— START OF RECORDS PROVIDED —

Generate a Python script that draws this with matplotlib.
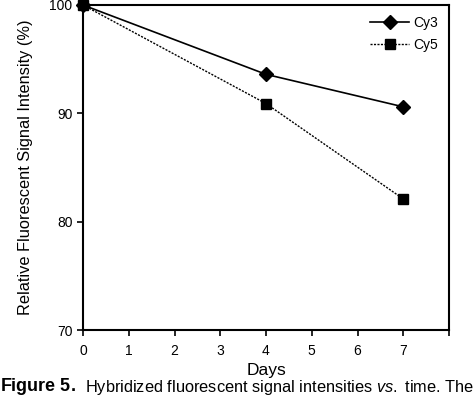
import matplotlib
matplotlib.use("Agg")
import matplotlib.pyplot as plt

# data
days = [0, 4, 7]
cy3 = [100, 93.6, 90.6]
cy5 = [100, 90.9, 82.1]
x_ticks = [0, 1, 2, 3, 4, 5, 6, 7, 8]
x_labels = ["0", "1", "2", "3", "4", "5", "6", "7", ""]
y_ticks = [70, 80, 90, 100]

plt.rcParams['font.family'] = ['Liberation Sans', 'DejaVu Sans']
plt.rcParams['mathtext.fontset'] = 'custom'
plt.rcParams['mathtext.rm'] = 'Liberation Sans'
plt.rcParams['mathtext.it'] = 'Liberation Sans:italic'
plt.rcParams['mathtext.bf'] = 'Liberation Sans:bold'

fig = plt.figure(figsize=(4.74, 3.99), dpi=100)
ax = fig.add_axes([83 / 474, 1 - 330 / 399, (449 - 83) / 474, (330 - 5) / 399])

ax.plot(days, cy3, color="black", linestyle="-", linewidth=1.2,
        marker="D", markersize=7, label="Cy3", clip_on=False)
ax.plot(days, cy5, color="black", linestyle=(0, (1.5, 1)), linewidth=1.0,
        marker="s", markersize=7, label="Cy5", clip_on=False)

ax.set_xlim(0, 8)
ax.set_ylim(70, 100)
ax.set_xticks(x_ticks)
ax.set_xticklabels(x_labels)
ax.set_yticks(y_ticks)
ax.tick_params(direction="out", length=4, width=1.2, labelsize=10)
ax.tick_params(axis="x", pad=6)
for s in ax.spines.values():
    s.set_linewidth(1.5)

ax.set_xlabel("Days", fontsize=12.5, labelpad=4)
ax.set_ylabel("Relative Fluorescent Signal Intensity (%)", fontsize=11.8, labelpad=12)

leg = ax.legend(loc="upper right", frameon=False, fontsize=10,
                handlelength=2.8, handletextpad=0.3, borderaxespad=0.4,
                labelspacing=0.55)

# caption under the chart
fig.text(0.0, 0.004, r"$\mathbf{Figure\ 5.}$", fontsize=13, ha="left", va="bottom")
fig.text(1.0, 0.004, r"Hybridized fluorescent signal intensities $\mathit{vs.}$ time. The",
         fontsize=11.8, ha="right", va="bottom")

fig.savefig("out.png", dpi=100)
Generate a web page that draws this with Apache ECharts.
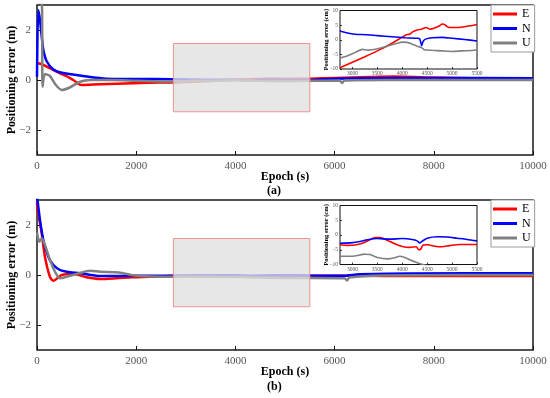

— END OF RECORDS PROVIDED —

## STATED GOAL
Copy every record above exactly as written, but leave out the pictures.

## THE RESPONSE
Generate a Python script that draws this with matplotlib.
import matplotlib
matplotlib.use("Agg")
import matplotlib.pyplot as plt

# data
days = [0, 4, 7]
cy3 = [100, 93.6, 90.6]
cy5 = [100, 90.9, 82.1]
x_ticks = [0, 1, 2, 3, 4, 5, 6, 7, 8]
x_labels = ["0", "1", "2", "3", "4", "5", "6", "7", ""]
y_ticks = [70, 80, 90, 100]

plt.rcParams['font.family'] = ['Liberation Sans', 'DejaVu Sans']
plt.rcParams['mathtext.fontset'] = 'custom'
plt.rcParams['mathtext.rm'] = 'Liberation Sans'
plt.rcParams['mathtext.it'] = 'Liberation Sans:italic'
plt.rcParams['mathtext.bf'] = 'Liberation Sans:bold'

fig = plt.figure(figsize=(4.74, 3.99), dpi=100)
ax = fig.add_axes([83 / 474, 1 - 330 / 399, (449 - 83) / 474, (330 - 5) / 399])

ax.plot(days, cy3, color="black", linestyle="-", linewidth=1.2,
        marker="D", markersize=7, label="Cy3", clip_on=False)
ax.plot(days, cy5, color="black", linestyle=(0, (1.5, 1)), linewidth=1.0,
        marker="s", markersize=7, label="Cy5", clip_on=False)

ax.set_xlim(0, 8)
ax.set_ylim(70, 100)
ax.set_xticks(x_ticks)
ax.set_xticklabels(x_labels)
ax.set_yticks(y_ticks)
ax.tick_params(direction="out", length=4, width=1.2, labelsize=10)
ax.tick_params(axis="x", pad=6)
for s in ax.spines.values():
    s.set_linewidth(1.5)

ax.set_xlabel("Days", fontsize=12.5, labelpad=4)
ax.set_ylabel("Relative Fluorescent Signal Intensity (%)", fontsize=11.8, labelpad=12)

leg = ax.legend(loc="upper right", frameon=False, fontsize=10,
                handlelength=2.8, handletextpad=0.3, borderaxespad=0.4,
                labelspacing=0.55)

# caption under the chart
fig.text(0.0, 0.004, r"$\mathbf{Figure\ 5.}$", fontsize=13, ha="left", va="bottom")
fig.text(1.0, 0.004, r"Hybridized fluorescent signal intensities $\mathit{vs.}$ time. The",
         fontsize=11.8, ha="right", va="bottom")

fig.savefig("out.png", dpi=100)
Generate a web page that draws this with Apache ECharts.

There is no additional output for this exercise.